The formula consistently undervalues claims, and that’s by design. It was created by an insurance company, not a court or independent body. The 10% cap is arbitrary — a luxury SUV and a base-model compact don’t lose value at the same rate, yet the formula treats them identically. The mileage modifier double-counts depreciation because the car’s market value already reflects its mileage. And the damage categories are so broad that a car submerged in floodwater with no structural damage would score a 0.00, implying zero loss. Adjusters know these weaknesses and use the formula anyway because it generates low starting offers.

Independent Appraisals

The most effective counter to a formula-driven lowball offer is a professional diminished value appraisal. A specialized appraiser examines your vehicle, reviews repair records, and analyzes comparable sales data for similar undamaged vehicles in your local market. The result is a defensible report showing the actual dollar gap between clean-title and accident-history vehicles.

For example, an appraiser might identify that comparable clean-title vehicles sell for $6,000 more than otherwise identical cars with collision histories. That market evidence is far more persuasive than a formula spitting out $2,500. The appraiser’s report also evaluates whether the repairs used OEM parts, whether the work was done to manufacturer specifications, and whether any repair shortcuts further reduced the car’s value.

Professional appraisals typically cost between $300 and $750, depending on the vehicle and your market. That expense pays for itself many times over on vehicles worth $15,000 or more, since the gap between a formula offer and an appraisal-backed demand can be several thousand dollars.

Building Your Documentation Package

A diminished value claim lives or dies on its paperwork. Before submitting anything to the insurance carrier, assemble these core documents:

  • Police report: Establishes liability and documents the initial damage. If fault is disputed, witness statements or the other driver’s citation strengthen your position.
  • Detailed repair invoices: Every part replaced, every labor hour billed, and the total cost. Itemized invoices show the severity of the damage far better than a lump sum.
  • Pre-accident condition evidence: Maintenance records, recent service receipts, and photographs showing the car before the collision. If you had a prior appraisal or recent purchase price, include it.
  • Independent diminished value appraisal: The report from your professional appraiser, including comparable sales data and the specific dollar figure being claimed.
  • Vehicle history report: A current Carfax or AutoCheck printout showing the accident now appears on the vehicle’s record.

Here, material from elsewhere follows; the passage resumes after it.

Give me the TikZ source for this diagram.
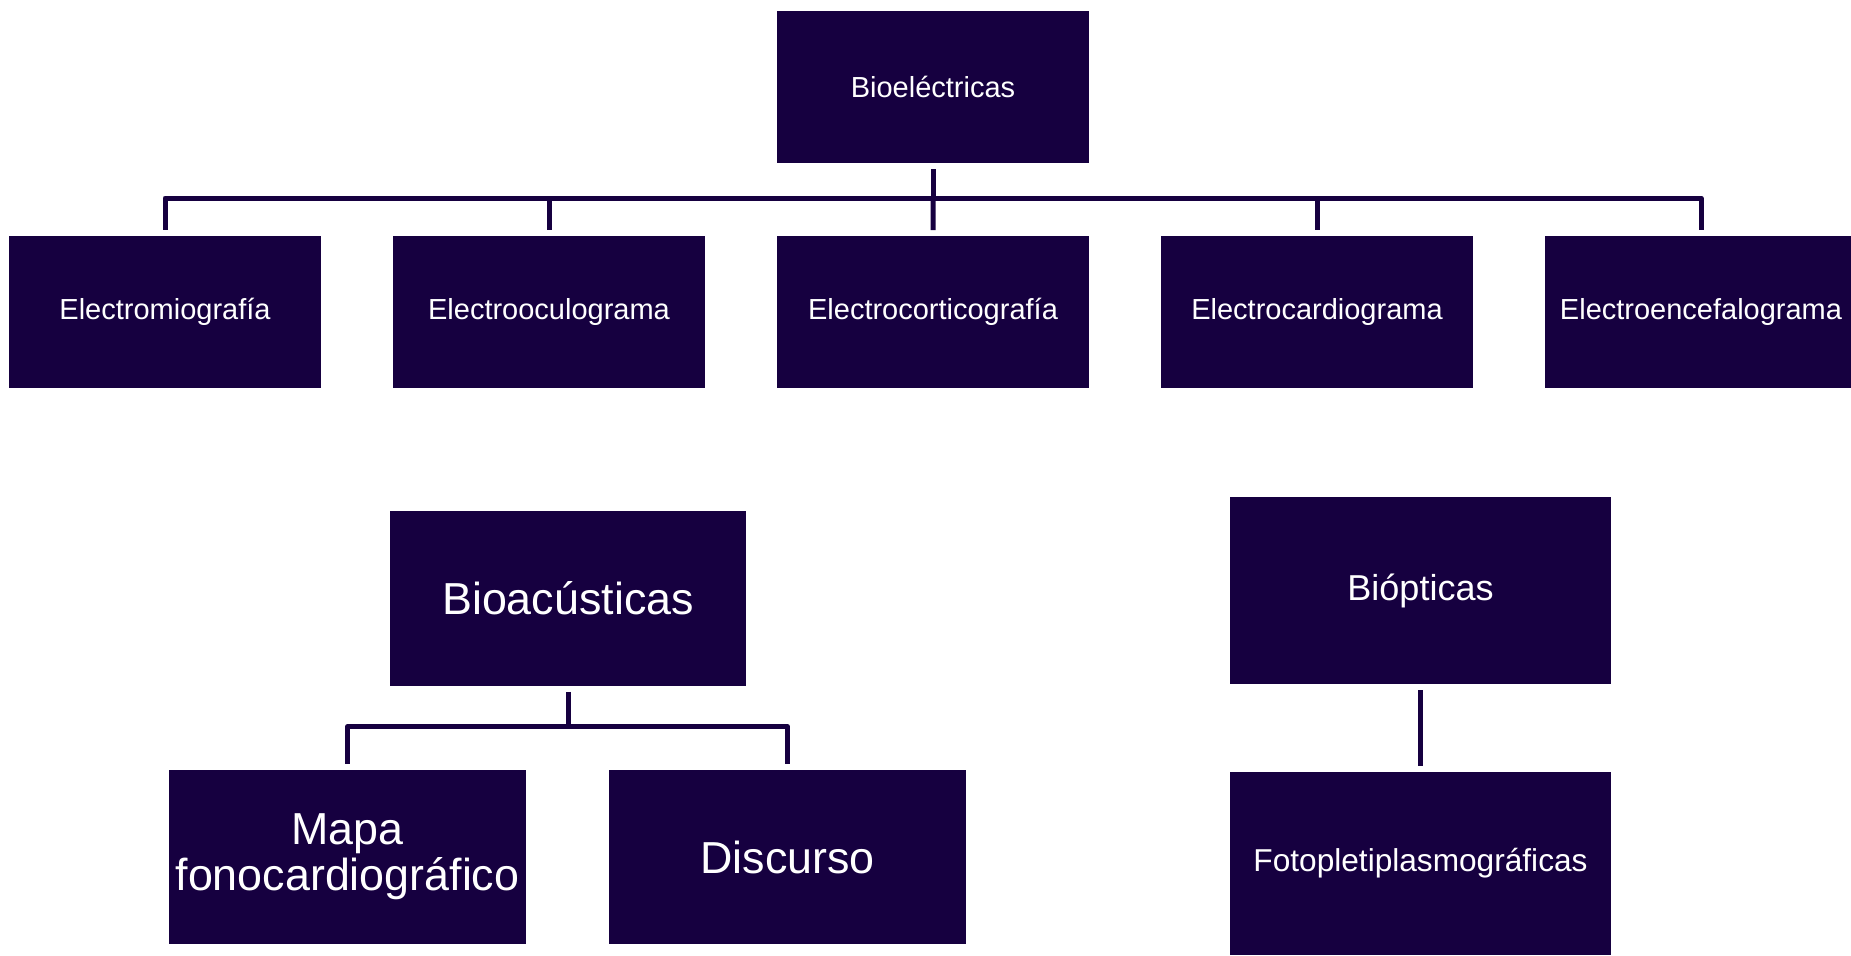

Package everything with a formal demand letter addressed to the at-fault driver’s insurance carrier. The letter should state the exact dollar amount you’re claiming, reference that the amount is supported by an independent appraisal, and note that you expect a response within 30 days. A professional, organized submission tells the adjuster that a disorganized lowball response won’t end the conversation.

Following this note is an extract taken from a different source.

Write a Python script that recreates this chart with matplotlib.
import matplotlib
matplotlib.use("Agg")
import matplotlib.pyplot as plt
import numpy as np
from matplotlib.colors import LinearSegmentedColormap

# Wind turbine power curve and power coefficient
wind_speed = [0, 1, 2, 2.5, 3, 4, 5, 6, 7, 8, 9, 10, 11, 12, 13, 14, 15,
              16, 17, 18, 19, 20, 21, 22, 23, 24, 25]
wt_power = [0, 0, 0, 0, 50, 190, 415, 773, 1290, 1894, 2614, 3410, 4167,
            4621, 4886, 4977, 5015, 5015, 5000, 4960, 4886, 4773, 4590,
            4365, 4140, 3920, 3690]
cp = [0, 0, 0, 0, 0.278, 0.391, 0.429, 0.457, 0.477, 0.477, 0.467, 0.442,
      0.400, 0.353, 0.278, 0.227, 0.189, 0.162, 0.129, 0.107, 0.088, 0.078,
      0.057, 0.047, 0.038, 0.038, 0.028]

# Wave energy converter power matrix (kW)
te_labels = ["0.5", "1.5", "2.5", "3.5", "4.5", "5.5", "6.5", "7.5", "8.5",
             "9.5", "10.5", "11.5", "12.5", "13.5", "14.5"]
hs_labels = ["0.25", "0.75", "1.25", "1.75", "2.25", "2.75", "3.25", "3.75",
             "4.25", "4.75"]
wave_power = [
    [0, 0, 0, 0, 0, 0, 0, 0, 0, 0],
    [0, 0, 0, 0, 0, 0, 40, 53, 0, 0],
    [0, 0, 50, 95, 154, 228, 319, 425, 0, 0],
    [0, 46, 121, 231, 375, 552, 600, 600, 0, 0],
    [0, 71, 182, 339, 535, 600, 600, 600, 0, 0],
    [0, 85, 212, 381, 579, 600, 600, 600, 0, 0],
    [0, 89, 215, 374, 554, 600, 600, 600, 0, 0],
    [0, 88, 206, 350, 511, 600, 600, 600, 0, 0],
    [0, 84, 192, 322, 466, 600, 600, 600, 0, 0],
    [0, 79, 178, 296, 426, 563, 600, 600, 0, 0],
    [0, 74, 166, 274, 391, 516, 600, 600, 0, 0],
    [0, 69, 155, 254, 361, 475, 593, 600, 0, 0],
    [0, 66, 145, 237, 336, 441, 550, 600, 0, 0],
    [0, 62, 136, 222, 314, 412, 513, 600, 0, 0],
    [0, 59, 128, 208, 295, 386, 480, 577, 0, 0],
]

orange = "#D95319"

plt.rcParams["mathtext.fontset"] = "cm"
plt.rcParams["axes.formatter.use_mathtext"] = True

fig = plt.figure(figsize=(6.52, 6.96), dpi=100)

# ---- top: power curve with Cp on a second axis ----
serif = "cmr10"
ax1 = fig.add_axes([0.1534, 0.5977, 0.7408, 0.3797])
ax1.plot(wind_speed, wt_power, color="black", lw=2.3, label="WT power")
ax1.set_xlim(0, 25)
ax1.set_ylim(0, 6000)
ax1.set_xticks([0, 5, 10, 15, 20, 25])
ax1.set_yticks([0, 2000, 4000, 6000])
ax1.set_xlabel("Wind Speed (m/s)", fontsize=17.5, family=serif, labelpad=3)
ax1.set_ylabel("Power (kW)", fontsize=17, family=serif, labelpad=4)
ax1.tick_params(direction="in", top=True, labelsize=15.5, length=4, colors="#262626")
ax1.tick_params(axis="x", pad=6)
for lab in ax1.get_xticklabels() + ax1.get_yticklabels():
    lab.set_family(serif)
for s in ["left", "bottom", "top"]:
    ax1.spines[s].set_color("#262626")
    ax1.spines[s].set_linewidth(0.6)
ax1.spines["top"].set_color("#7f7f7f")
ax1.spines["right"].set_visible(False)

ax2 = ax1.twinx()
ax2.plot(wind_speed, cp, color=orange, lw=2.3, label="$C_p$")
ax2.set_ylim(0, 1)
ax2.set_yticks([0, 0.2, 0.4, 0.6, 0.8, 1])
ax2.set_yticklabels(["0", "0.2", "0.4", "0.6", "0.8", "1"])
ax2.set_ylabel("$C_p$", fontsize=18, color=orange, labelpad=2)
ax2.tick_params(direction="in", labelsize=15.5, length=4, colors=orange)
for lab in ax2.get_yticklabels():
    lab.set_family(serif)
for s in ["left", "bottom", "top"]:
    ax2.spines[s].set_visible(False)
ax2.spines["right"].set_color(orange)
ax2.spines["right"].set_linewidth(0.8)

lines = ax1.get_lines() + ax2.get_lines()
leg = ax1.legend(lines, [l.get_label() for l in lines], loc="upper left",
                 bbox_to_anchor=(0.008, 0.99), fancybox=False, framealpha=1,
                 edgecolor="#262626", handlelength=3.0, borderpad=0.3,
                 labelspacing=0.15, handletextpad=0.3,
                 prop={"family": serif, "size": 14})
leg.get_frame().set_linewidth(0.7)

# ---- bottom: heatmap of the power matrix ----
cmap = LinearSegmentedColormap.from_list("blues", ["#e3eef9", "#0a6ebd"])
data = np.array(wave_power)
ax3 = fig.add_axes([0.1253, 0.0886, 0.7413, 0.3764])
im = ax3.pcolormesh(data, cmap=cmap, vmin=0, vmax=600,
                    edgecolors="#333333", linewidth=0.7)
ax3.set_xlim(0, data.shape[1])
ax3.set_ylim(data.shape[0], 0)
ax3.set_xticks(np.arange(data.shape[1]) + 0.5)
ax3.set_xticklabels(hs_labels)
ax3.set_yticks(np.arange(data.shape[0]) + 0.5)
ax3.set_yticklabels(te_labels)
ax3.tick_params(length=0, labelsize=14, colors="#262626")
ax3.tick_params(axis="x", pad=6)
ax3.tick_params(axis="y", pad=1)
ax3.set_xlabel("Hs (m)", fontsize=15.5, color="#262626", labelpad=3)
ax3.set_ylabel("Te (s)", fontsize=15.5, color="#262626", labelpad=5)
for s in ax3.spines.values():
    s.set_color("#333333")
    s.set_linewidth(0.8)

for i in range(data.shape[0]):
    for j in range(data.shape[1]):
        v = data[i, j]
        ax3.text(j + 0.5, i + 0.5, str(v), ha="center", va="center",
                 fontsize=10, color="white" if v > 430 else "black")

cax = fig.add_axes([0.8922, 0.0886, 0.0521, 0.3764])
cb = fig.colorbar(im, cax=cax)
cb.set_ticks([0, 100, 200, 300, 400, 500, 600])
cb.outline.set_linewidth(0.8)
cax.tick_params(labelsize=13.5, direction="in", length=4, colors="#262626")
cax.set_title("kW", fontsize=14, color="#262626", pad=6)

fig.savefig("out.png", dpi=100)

The Claim and Negotiation Process

After you submit the demand, the adjuster will typically acknowledge receipt and respond with a counter-offer based on the carrier’s internal formula. Expect this initial number to be significantly lower than your appraisal figure. This is standard operating procedure, not a final answer.

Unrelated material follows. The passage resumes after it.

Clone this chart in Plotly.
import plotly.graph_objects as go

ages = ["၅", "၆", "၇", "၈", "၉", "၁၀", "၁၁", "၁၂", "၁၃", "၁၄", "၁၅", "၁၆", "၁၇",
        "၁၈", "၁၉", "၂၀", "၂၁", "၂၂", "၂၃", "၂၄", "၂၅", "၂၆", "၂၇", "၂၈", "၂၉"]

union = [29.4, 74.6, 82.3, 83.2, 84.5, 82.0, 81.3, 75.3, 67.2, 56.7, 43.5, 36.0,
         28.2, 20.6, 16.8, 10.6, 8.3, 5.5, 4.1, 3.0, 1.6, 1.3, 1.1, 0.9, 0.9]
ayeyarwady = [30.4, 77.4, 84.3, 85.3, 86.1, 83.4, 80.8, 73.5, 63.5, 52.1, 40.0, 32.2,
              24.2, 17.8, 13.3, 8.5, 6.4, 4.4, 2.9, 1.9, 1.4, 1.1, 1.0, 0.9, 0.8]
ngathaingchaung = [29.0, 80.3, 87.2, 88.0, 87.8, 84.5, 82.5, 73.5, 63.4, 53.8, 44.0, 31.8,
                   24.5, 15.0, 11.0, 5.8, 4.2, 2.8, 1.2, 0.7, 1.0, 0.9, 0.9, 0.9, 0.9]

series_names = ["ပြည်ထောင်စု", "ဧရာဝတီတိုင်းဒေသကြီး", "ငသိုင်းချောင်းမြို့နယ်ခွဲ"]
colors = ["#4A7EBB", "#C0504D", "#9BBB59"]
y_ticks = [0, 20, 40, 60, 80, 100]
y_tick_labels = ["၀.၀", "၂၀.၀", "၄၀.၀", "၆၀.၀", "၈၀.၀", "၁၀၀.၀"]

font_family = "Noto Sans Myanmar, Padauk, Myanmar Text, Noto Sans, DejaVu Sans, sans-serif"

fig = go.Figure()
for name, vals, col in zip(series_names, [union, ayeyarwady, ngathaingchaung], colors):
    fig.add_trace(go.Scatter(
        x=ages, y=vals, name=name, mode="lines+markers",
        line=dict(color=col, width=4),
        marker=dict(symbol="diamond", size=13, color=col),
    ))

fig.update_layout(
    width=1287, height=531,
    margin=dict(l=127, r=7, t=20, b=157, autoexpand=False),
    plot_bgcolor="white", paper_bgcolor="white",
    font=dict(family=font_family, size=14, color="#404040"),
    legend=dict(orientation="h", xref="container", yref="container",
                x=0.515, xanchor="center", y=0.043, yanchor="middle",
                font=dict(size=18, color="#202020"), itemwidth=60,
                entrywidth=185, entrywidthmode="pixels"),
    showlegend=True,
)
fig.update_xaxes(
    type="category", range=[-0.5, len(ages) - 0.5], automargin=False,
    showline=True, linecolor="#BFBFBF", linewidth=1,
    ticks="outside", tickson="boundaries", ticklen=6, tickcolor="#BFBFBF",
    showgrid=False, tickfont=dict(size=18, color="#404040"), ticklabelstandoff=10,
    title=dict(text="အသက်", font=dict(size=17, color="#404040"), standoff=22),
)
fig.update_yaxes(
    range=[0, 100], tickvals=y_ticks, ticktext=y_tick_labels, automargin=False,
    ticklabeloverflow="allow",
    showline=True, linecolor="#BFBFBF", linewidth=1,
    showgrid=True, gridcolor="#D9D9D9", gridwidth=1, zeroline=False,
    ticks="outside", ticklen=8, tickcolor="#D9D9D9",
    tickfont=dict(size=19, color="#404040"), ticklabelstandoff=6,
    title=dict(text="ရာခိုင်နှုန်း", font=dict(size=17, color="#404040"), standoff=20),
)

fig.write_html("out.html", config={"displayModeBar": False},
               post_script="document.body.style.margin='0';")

Your leverage in negotiation comes from the specific comparable sales data in your appraisal. When the adjuster cites a formula, respond with actual market listings showing the price gap between clean and accident-history vehicles. Keep correspondence professional and focused on the documented evidence rather than emotional arguments about what feels fair.

If you reach an impasse, several escalation options exist. Mediation brings in a neutral third party to help both sides find an agreement. Arbitration puts the decision in a neutral party’s hands, with the result either binding or advisory depending on your state’s rules and policy terms. Filing a complaint with your state’s department of insurance won’t resolve the claim directly, but it creates a regulatory paper trail that some carriers prefer to avoid.

Small claims court is often the most practical final step. You file against the at-fault driver (not the insurance company), and the insurer then provides a defense for their policyholder. Monetary limits for small claims vary widely by state, from as low as $2,500 to as high as $25,000, so check your local court’s threshold before filing. The process is designed for people without attorneys, and presenting your appraisal report and supporting documents to a judge is straightforward. Many diminished value disputes settle shortly after a small claims filing, because the insurer’s cost to send a representative to court often exceeds the gap between the two sides.

Filing Deadlines

Diminished value claims follow your state’s statute of limitations for property damage. These deadlines range from just one year in Louisiana to ten years in Rhode Island, with most states falling in the two-to-six-year range. The clock starts on the date of the accident, not the date you finished repairs or realized your car lost value. Missing this deadline permanently forfeits your right to recover anything, regardless of how strong your evidence is. If you’re unsure about your state’s deadline, check early — this is one area where procrastination has irreversible consequences.

Tax Treatment of a Diminished Value Settlement

If you receive a diminished value payment for a personal vehicle, it’s generally not taxable income. The IRS treats property damage settlements as a return of your lost property value rather than a gain. You do, however, need to reduce your cost basis in the vehicle by the amount of the settlement.6Internal Revenue Service. Publication 4345 – Settlements, Taxability If you later sell the car, that lower basis could affect your gain calculation, though most personal vehicles sell at a loss anyway, making this a non-issue in practice.

Separately, the IRS allows casualty loss deductions for certain vehicle damage under Publication 547, but only for federally declared disasters, and only to the extent your losses exceed insurance reimbursement plus the applicable thresholds.7Internal Revenue Service. Publication 547 (2025), Casualties, Disasters, and Thefts A standard car accident does not qualify. The diminished value claim through insurance is your recovery mechanism, not a tax deduction.